Volkswagen will conduct a recall of the affected European variants of the EA 189 engine, using technical solutions that have been “positively evaluated” by the German Federal Motor Transport Authority (Kraftfahrtbundesamt, KBA). The costs of implementing these solutions will be manageable in technical, manufacturing, and financial terms. The recall involves a software update in the 2.0 and 1.2 liter TDI engines. For the 1.6 liter TDI, a “flow transformer” will be used that increases the measurement precision and, in combination with redesigned software, will “optimize injection quantity”—said Volkswagen.

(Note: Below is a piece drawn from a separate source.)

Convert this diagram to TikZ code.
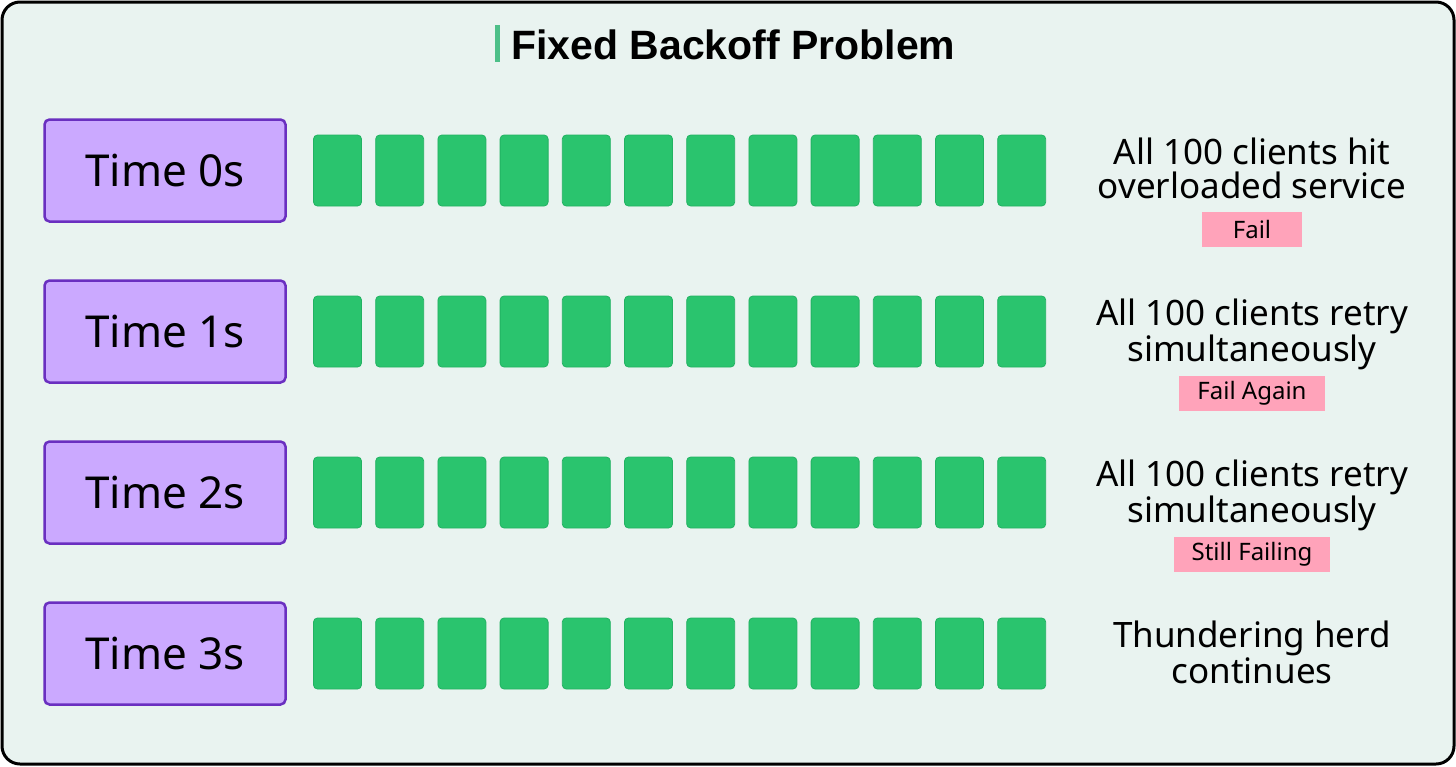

This suggests that the fuel injection system in the 1.6 liter engine is not adequate to ensure the NOx adsorber regeneration at all operating conditions.

The recall of the highest-volume variant, the 2.0 liter TDI, will begin in January 2016. The recall of the 1.2 liter TDI is scheduled to begin in the second quarter of 2016. The implementation phase for the 1.6 liter models is planned to begin in the third quarter to allow time to prepare for the hardware modification. Under the current plan, the entire initiative will take at least all of calendar year 2016. The recall will be implemented free of charge to vehicle owners, said Volkswagen.

Due to the stricter NOx limits in the United States, it is a greater technical challenge to retrofit the vehicles such that all applicable emissions limits can be met with one and the same emissions strategy, said Volkswagen. The solution designed for North America will be presented when it is approved by the US Environmental Protection Agency (EPA) and the California Air Resources Board (ARB).

The number of Volkswagen Group vehicles potentially affected by the recall amounts to about 8.5 million in Europe (EU28), including 2.4 million in Germany, and about 0.5 million in the USA and Canada. Under a KBA decision, the recall will be mandatory in Germany. A mandatory recall is also likely in some other European countries, as well as in the United States, where the VW software strategy has been declared illegal by the US EPA and the California ARB. However, the actual number of vehicle upgrades may be significantly smaller. Many VW owners will be reluctant to complete the recall, as the emission upgrades would result in increased fuel consumption and might negatively impact vehicle performance. The affected jurisdictions, both in Europe and in North America, often lack the authority and/or enforcement mechanisms to force vehicle owners to complete the upgrades, even if the recall is mandatory for Volkswagen. In the USA, only California and a couple of other states can enforce the recall through the vehicle license plate renewal system.

In a separate statement, Volkswagen announced that the irregularities in CO2 testing affect significantly fewer vehicles than originally suspected. An internal VW investigation revealed that only about 36,000 vehicles are affected, compared to the 800,000 that were originally suspected. The deviations found in the figures for nine model variants amount to a few grams of CO2 on average, corresponding to increased NEDC fuel consumption of 0.1 to 0.2 L/100 km.

Against this background, the negative impact on earnings of €2 billion that was originally expected has not been confirmed, said the company.